Middle Eastern investment banking fees reached $580.7 million during the first nine months of 2016, an 11 per cent increase compared to fees recorded during the same period in 2015, according to estimates from Thomson Reuters / Freeman Consulting.
Nadim Najjar, Managing Director, Mena, Thomson Reuters, said: “The value of announced M&A transactions with any Middle Eastern involvement reached $37.4 billion during the first nine months of 2016, 19 per cent more than the value recorded during the first nine months of 2015 and the highest first nine month total in the region since 2010.”
“Middle Eastern equity and equity-related issuance totalled $1.5 billion during the first nine months of 2016, a 72 per cent decline from the first nine months of 2015 and the slowest opening nine-month period for equity capital markets issuance since 2004. Bolstered by a record-breaking second quarter, Middle Eastern debt issuance reached $43.8 billion during the first nine months of 2016, a 75 per cent increase compared to the value raised during the first nine months of 2015 and the strongest first nine months for DCM issuance since records began in 1980,” he added.
In respect to investment banking fees, fees generated from completed M&A transactions totalled $158.3 million during the first nine months of 2016, a 23 per cent decrease compared to a year ago and the slowest first nine months for M&A fees in the region since 2012. Equity capital markets underwriting fees declined 64 per cent to $29.1 million, marking the slowest first nine month period since 2009, while debt capital markets fees increased 64 per cent to $83.2 million.
Syndicated lending fees accounted for 53 per cent of the overall Middle Eastern investment banking fee pool, the highest first nine months share since 2002. Completed M&A advisory fees accounted for 27 per cent of fees in the region, while debt and equity capital markets underwriting fees accounted for a combined 19 per cent.
Powered by syndicated lending fees, Mitsubishi UFJ Financial Group earned the most investment banking fees in the Middle East during the first nine months of 2016, a total of $36.5 million for a 6.3 per cent share of the total fee pool.
Rothschild topped the completed M&A fee rankings with 12.9 per cent of advisory fees, while HSBC was first for DCM underwriting, up from second place a year ago.
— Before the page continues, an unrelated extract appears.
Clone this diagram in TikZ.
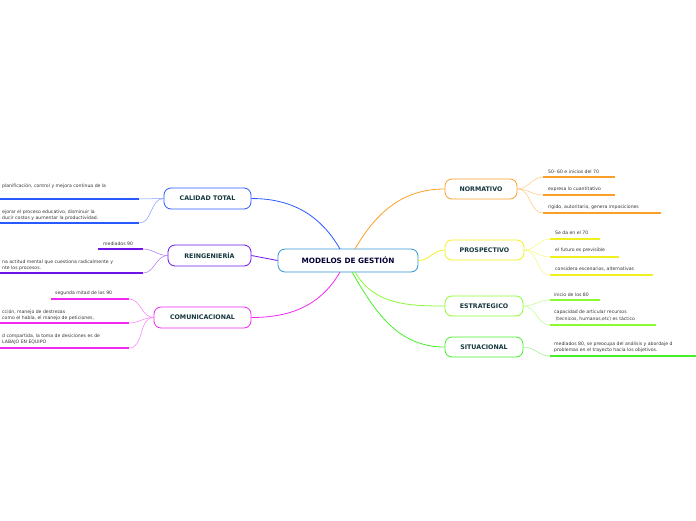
\documentclass[tikz,border=0pt]{standalone}
\usepackage{fontspec}
\setmainfont{DejaVu Sans}
\begin{document}
\begin{tikzpicture}[x=1pt,y=-1pt,
 box/.style={draw=#1,line width=0.8pt,rounded corners=7pt,fill=white,font=\fontsize{6.3}{7}\selectfont\bfseries,text=tealdark,inner sep=0pt},
 lt/.style={font=\fontsize{4.6}{6.4}\selectfont,text=black!80,align=left,inner sep=0pt},
 ul/.style={draw=#1,line width=1.1pt},
 cn/.style={draw=#1,line width=0.5pt}]
\definecolor{tealdark}{RGB}{20,55,60}
\definecolor{cblue}{RGB}{40,90,255}
\definecolor{cpur}{RGB}{110,20,235}
\definecolor{cmag}{RGB}{240,40,240}
\definecolor{cora}{RGB}{250,160,40}
\definecolor{cyel}{RGB}{240,240,30}
\definecolor{clg}{RGB}{140,250,50}
\definecolor{cgr}{RGB}{70,240,40}
\definecolor{ccen}{RGB}{50,150,210}
\useasboundingbox (0,0) rectangle (696,520);
\node[box=ccen,minimum width=140pt,minimum height=23pt,font=\fontsize{7.3}{8}\selectfont\bfseries,text=black!80!blue] (c) at (348,260.5) {MODELOS DE GESTIÓN};
\node[box=cblue,minimum width=87pt,minimum height=21pt] (ct) at (207.5,198.5) {CALIDAD TOTAL};
\node[box=cpur,minimum width=83pt,minimum height=21pt] (re) at (209.5,255.5) {REINGENIERÍA};
\node[box=cmag,minimum width=97pt,minimum height=21pt] (co) at (202.5,317.5) {COMUNICACIONAL};
\node[box=cora,minimum width=72pt,minimum height=20pt] (no) at (481,189) {NORMATIVO};
\node[box=cyel,minimum width=79pt,minimum height=20pt] (pr) at (484.5,250) {PROSPECTIVO};
\node[box=clg,minimum width=78pt,minimum height=20pt] (es) at (484,306) {ESTRATEGICO};
\node[box=cgr,minimum width=78pt,minimum height=20pt] (si) at (484,347) {SITUACIONAL};
% main connectors
\begin{scope}[on background layer/.style={}]
\draw[cn=cblue,line width=0.8pt] (340,249) to[out=120,in=0] (ct.east);
\draw[cn=cpur,line width=0.8pt] (c.west) -- (re.east);
\draw[cn=cmag,line width=0.8pt] (340,272) to[out=240,in=0] (co.east);
\draw[cn=cora,line width=0.8pt] (355,249) to[out=60,in=180] (no.west);
\draw[cn=cyel,line width=0.8pt] (c.east) to[out=0,in=180] (pr.west);
\draw[cn=clg,line width=0.8pt] (355,272) to[out=-60,in=180] (es.west);
\draw[cn=cgr,line width=0.8pt] (352,272) to[out=-60,in=180] (si.west);
\end{scope}
% left leaves
\coordinate (a1) at (0,199); \coordinate (b1) at (139,199);
\draw[ul=cblue] (a1)--(b1); \node[lt,anchor=south west] at (2,189) {planificación, control y mejora continua de la};
\coordinate (a2) at (0,223); \coordinate (b2) at (139,223);
\draw[ul=cblue] (a2)--(b2); \node[lt,anchor=south west] at (2,221) {ejorar el proceso educativo, disminuir la\\ducir costos y aumentar la productividad.};
\draw[cn=cblue!60] (ct.west) to[out=180,in=0] (b1);
\draw[cn=cblue!60] (ct.west) to[out=180,in=0] (b2);
\coordinate (a3) at (98,249); \coordinate (b3) at (143,249);
\draw[ul=cpur] (a3)--(b3); \node[lt,anchor=south west] at (103,246) {mediados 90};
\coordinate (a4) at (0,273); \coordinate (b4) at (143,273);
\draw[ul=cpur] (a4)--(b4); \node[lt,anchor=south west] at (2,271) {na actitud mental que cuestiona radicalmente y\\nte los procesos.};
\draw[cn=cpur!60] (re.west) to[out=180,in=0] (b3);
\draw[cn=cpur!60] (re.west) to[out=180,in=0] (b4);
\coordinate (a5) at (51,299); \coordinate (b5) at (129,299);
\draw[ul=cmag] (a5)--(b5); \node[lt,anchor=south west] at (55,296) {segunda mitad de los 90};
\coordinate (a6) at (0,323); \coordinate (b6) at (129,323);
\draw[ul=cmag] (a6)--(b6); \node[lt,anchor=south west] at (2,321) {cción, manejo de destrezas\\como el habla, el manejo de peticiones,};
\coordinate (a7) at (0,348); \coordinate (b7) at (129,348);
\draw[ul=cmag] (a7)--(b7); \node[lt,anchor=south west] at (2,345) {d compartida, la toma de desiciones es de\\LABAJO EN EQUIPO};
\draw[cn=cmag!60] (co.west) to[out=180,in=0] (b5);
\draw[cn=cmag!60] (co.west) to[out=180,in=0] (b6);
\draw[cn=cmag!60] (co.west) to[out=180,in=0] (b7);
% right leaves
\coordinate (r1) at (543,177); \draw[ul=cora] (r1)--(615,177); \node[lt,anchor=south west] at (548,174) {50- 60 e inicios del 70};
\coordinate (r2) at (543,195); \draw[ul=cora] (r2)--(615,195); \node[lt,anchor=south west] at (548,192) {expresa lo cuantitativo};
\coordinate (r3) at (543,213); \draw[ul=cora] (r3)--(661,213); \node[lt,anchor=south west] at (548,210) {rigido, autoritario, genera imposiciones};
\foreach \r in {r1,r2,r3} \draw[cn=cora!60] (no.east) to[out=0,in=180] (\r);
\coordinate (p1) at (550,239); \draw[ul=cyel] (p1)--(600,239); \node[lt,anchor=south west] at (555,235) {Se da en el 70};
\coordinate (p2) at (550,257); \draw[ul=cyel] (p2)--(619,257); \node[lt,anchor=south west] at (555,253) {el futuro es previsible};
\coordinate (p3) at (550,275); \draw[ul=cyel] (p3)--(653,275); \node[lt,anchor=south west] at (555,271) {considera escenarios, alternativas};
\foreach \r in {p1,p2,p3} \draw[cn=cyel!60] (pr.east) to[out=0,in=180] (\r);
\coordinate (e1) at (550,300); \draw[ul=clg] (e1)--(600,300); \node[lt,anchor=south west] at (554,297) {inicio de los 80};
\coordinate (e2) at (550,325); \draw[ul=clg] (e2)--(656,325); \node[lt,anchor=south west] at (554,321) {capacidad de articular recursos\\\ (tecnicos, humanos,etc) es táctico};
\foreach \r in {e1,e2} \draw[cn=clg!60] (es.east) to[out=0,in=180] (\r);
\coordinate (s1) at (550,356); \draw[ul=cgr] (s1)--(696,356); \node[lt,anchor=south west] at (554,353) {mediados 80, se preocupa del análisis y abordaje d\\problemas en el trayecto hacia los objetivos.};
\draw[cn=cgr!60] (si.east) to[out=0,in=180] (s1);
\end{tikzpicture}
\end{document}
ECM underwriting was lead by Sambacapital with $13.0 million in ECM fees, or 45 per cent share. Mitsubishi UFJ Financial Group took the top spot in the Middle Eastern syndicated loans fee ranking with $32.2 million in fees for 10.4 per cent of the market.
As for M&A deals, the $14.1 billion merger of National Bank of Abu Dhabi and First Gulf Bank was the largest deal to be announced in the region so far this year, it is the largest domestic Middle Eastern deal of all time. Boosted by this deal, domestic and inter-Middle Eastern M&A increased 149 per cent year-on-year to $20.5 billion. Outbound M&A activity fell 24 per cent from first nine months 2015 to reach $11.4 billion.
Overseas acquisitions from Qatar accounted for 41 per cent of Middle Eastern outbound M&A activity, while acquisitions by companies based in Saudi Arabia and United Arab Emirates accounted for 34 per cent and 11 per cent, respectively. Inbound M&A fell 53 per cent to $2.2 billion. Financials was the most active sector, accounting for 45 per cent of Middle Eastern involvement M&A, followed by Technology and Real Estate. Credit Suisse, which advised the Abu Dhabi banking merger with UBS, topped the first nine months 2016 announced any Middle Eastern involvement M&A league table. UBS ranked second.
In respect to Equity Capital Markets, six initial public offerings raised $811.9 million and accounted for 54 per cent of first nine months 2016 activity in the region. Follow-on offerings accounted for the remaining 46 per cent of activity. Sambacapital took first place in the first nine months 2016 Middle Eastern ECM ranking with 31 per cent market share.
As for Debt Capital Markets, Qatar was the most active nation in the Middle East accounting for 36 per cent of overall activity, followed by United Arab Emirates and Oman. International Islamic debt issuance increased 26 per cent year-on-year to reach $28 billion during the first nine months of 2016.
JP Morgan took the top spot in the Middle Eastern bond ranking during the first nine months of 2016 with 9.2 per cent share of the market, while CIMB Group took the top spot for Islamic DCM issuance with a 14.76 per cent share.